= EXERCISE MATERIALS =

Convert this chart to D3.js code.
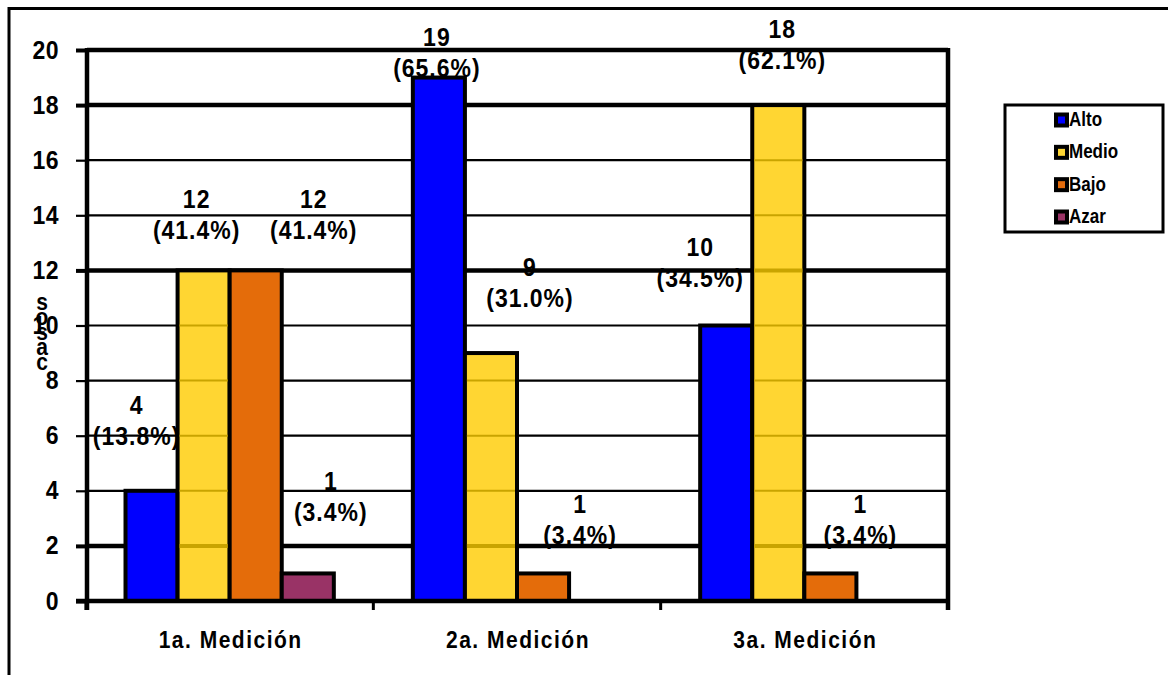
---
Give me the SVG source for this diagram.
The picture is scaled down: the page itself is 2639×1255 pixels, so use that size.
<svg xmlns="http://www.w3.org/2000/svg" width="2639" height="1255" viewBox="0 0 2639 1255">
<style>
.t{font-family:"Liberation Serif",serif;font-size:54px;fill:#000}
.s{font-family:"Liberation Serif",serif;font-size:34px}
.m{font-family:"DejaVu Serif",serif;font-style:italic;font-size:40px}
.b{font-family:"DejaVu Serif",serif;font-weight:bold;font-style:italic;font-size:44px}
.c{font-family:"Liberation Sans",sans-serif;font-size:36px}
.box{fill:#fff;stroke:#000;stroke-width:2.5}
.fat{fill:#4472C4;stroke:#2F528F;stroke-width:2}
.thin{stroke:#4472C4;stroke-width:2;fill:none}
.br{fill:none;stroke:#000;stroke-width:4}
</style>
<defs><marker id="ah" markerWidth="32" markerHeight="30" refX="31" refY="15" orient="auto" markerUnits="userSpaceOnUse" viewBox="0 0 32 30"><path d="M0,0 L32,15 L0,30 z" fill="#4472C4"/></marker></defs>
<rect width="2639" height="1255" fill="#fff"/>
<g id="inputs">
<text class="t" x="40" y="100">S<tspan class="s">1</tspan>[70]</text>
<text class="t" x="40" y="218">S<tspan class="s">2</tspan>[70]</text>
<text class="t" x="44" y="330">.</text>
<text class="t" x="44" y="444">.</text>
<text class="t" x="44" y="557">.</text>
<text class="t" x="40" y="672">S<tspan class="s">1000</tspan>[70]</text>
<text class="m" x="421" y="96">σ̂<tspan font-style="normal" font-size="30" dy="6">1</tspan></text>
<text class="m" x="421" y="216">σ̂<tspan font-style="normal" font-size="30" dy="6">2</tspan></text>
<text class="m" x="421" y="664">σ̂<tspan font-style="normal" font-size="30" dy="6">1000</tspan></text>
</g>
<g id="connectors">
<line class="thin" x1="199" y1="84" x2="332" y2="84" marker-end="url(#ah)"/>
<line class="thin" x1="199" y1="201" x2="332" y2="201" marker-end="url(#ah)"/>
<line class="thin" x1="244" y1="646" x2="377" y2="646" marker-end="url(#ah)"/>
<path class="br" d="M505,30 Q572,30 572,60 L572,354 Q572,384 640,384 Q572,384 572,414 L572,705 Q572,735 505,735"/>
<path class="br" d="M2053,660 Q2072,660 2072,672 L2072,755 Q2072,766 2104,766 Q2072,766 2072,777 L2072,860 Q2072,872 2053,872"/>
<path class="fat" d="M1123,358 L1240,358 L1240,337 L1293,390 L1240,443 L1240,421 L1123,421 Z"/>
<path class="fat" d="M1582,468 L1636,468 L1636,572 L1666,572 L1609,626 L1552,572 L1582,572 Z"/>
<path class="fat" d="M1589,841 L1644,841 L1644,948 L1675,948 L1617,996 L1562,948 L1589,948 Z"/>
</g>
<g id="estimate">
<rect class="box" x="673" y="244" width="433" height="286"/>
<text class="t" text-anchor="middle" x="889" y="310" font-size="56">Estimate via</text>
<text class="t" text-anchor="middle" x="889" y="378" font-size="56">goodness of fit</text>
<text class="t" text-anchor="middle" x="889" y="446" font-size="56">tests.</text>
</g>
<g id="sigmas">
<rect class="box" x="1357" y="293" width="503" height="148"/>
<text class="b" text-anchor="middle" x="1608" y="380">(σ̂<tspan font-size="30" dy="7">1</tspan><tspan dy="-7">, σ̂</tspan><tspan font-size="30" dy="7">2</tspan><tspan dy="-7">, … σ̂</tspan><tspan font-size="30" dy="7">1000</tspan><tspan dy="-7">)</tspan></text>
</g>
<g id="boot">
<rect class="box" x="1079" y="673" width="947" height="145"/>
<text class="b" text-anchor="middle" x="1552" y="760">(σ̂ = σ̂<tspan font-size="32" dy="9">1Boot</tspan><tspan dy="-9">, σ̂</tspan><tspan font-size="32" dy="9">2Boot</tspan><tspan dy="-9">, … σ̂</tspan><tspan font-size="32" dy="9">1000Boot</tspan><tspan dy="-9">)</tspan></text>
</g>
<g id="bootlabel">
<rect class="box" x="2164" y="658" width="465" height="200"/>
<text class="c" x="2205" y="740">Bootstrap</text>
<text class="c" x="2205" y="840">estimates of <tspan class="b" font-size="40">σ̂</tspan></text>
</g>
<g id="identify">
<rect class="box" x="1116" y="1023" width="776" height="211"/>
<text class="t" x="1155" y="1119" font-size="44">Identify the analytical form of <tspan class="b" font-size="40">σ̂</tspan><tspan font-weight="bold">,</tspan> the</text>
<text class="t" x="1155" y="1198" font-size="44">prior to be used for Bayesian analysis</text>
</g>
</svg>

= WHAT IS NEEDED =
Copy each line of the entries that includes the word "this".

= WORKED SOLUTION =
Convert this chart to D3.js code.
Give me the SVG source for this diagram.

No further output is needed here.